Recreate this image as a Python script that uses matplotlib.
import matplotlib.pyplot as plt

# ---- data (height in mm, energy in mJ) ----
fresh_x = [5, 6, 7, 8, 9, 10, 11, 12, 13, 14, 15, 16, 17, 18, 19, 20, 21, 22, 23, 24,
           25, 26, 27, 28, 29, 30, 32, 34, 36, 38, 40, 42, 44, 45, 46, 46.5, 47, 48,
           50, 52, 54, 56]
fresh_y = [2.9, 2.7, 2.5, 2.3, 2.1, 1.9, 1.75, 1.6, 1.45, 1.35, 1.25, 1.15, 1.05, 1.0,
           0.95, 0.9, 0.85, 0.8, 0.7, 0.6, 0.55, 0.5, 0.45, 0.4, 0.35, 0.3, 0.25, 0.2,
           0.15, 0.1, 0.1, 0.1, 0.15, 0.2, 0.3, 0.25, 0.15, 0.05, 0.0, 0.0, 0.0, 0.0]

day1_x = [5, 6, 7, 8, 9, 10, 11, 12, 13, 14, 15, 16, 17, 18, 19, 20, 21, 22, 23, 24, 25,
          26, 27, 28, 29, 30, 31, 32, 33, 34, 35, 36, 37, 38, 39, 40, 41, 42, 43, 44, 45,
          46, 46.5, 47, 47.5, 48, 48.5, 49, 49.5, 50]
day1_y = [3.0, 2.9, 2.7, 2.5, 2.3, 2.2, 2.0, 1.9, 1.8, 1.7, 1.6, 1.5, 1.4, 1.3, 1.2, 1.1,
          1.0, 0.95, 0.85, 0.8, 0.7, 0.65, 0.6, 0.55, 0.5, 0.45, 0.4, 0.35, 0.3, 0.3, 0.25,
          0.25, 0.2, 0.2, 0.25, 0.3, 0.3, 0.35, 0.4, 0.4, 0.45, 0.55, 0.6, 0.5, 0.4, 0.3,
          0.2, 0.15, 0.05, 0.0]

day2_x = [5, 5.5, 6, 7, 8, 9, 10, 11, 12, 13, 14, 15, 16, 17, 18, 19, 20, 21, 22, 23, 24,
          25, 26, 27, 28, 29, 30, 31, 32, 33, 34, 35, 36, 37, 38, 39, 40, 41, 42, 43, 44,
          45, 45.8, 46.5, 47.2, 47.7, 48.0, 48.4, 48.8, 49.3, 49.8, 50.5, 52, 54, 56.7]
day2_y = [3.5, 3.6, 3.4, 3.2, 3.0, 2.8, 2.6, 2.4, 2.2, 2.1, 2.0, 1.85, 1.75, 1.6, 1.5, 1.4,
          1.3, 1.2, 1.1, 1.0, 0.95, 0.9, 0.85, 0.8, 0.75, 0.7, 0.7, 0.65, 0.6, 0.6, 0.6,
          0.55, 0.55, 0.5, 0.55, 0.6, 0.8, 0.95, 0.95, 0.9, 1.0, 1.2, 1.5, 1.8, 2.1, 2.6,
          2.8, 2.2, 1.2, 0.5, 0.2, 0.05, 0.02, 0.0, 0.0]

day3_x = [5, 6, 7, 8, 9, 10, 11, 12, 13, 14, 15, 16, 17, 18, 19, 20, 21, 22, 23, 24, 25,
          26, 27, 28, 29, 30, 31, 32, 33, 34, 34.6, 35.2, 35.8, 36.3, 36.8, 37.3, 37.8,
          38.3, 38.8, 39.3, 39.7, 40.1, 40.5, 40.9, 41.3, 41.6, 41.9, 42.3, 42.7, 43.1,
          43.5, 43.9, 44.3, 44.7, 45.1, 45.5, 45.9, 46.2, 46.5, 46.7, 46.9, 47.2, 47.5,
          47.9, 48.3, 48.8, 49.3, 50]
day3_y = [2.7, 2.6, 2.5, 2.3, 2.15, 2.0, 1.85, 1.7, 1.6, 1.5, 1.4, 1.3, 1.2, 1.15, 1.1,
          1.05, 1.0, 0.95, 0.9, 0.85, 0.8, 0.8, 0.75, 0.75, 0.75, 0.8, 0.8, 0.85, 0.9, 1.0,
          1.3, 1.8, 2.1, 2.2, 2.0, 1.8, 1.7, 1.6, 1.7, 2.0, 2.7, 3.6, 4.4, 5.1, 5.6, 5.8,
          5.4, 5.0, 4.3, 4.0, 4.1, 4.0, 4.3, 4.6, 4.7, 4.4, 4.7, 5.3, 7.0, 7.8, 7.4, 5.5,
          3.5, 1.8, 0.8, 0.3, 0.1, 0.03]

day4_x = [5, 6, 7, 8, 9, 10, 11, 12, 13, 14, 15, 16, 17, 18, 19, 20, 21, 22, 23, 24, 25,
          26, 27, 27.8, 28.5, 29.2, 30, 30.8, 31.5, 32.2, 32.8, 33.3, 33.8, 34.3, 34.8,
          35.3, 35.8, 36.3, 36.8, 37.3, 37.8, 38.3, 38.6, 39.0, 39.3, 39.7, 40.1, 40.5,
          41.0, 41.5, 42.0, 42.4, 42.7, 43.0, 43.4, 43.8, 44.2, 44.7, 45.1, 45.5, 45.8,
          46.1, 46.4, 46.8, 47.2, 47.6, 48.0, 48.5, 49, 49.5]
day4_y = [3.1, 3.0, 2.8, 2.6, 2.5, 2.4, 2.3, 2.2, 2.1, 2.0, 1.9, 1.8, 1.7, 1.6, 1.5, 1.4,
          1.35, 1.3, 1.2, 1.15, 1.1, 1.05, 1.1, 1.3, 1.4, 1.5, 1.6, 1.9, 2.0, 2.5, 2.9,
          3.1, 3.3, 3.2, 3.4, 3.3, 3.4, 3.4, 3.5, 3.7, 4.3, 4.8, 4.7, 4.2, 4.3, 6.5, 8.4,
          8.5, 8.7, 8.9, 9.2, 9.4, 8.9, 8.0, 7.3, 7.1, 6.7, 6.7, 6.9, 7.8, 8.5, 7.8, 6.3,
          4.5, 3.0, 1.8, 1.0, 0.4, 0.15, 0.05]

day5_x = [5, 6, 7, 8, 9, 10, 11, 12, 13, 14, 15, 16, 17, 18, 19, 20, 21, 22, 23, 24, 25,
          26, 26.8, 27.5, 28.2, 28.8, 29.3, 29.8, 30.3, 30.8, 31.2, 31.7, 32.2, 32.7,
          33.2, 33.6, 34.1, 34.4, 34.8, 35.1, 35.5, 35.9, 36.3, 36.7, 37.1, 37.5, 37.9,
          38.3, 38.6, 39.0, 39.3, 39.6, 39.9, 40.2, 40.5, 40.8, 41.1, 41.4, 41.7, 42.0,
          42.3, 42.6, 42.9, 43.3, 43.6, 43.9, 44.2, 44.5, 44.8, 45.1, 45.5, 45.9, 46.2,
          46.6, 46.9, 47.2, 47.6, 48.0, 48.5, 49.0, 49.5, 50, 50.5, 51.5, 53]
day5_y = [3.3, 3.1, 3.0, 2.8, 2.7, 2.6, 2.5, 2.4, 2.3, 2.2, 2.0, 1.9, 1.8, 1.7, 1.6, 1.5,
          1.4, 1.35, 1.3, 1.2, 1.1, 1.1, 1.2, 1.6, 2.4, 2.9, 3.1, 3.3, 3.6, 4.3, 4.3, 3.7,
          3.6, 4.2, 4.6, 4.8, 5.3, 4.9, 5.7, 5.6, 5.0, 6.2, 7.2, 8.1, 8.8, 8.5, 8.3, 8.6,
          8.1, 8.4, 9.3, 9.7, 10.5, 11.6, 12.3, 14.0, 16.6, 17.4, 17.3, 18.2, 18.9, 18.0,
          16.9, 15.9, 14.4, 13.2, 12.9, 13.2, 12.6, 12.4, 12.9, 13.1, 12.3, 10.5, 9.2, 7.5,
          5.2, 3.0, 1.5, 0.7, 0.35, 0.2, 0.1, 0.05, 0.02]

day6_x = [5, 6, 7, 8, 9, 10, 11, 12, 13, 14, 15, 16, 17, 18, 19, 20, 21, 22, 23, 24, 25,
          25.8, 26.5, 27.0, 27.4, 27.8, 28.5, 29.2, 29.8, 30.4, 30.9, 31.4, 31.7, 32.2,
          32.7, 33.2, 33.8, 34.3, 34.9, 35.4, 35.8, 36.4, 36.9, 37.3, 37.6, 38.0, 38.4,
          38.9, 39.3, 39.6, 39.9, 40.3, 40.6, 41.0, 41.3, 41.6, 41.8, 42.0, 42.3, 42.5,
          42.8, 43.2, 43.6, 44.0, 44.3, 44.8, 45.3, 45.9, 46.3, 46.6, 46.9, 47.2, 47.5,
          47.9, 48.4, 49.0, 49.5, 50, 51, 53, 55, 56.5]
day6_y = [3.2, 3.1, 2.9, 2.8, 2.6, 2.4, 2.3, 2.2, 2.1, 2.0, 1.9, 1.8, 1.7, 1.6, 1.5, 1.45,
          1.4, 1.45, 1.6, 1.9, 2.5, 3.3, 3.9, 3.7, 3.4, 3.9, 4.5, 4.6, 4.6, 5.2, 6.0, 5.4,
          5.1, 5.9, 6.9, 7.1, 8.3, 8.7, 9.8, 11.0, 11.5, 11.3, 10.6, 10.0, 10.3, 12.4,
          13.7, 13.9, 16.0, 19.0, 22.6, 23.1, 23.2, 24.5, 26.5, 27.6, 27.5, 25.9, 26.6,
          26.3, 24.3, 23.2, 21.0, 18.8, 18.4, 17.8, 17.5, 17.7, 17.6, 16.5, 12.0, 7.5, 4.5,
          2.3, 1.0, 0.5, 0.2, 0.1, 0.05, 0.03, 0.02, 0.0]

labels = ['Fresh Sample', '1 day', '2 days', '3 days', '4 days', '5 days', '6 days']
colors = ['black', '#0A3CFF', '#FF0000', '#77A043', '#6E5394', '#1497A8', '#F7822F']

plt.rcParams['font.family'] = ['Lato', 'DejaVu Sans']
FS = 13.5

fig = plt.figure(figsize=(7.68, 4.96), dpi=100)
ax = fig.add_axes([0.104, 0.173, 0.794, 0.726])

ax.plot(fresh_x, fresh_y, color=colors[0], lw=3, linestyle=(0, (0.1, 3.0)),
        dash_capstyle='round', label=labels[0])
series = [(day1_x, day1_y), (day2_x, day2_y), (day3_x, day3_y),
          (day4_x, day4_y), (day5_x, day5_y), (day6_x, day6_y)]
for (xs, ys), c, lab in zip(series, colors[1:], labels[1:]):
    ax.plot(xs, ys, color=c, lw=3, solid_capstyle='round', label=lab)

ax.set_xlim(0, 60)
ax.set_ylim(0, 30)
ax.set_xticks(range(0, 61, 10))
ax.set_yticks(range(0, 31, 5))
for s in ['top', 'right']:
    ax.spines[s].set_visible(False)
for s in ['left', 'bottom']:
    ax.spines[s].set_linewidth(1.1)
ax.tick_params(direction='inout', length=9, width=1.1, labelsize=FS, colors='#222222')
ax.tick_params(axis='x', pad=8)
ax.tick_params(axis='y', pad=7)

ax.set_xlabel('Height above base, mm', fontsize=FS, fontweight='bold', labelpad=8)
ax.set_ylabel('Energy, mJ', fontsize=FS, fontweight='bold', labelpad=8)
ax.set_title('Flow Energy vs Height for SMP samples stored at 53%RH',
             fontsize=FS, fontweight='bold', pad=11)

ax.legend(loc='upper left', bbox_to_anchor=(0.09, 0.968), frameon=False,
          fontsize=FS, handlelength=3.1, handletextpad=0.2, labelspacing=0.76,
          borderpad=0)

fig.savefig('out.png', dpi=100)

• [Your objective]: Return nothing but the lines from the start of the listing above through the line containing "import matplotlib.pyplot as plt", exactly as given.

• [Full response]:
Recreate this image as a Python script that uses matplotlib.
import matplotlib.pyplot as plt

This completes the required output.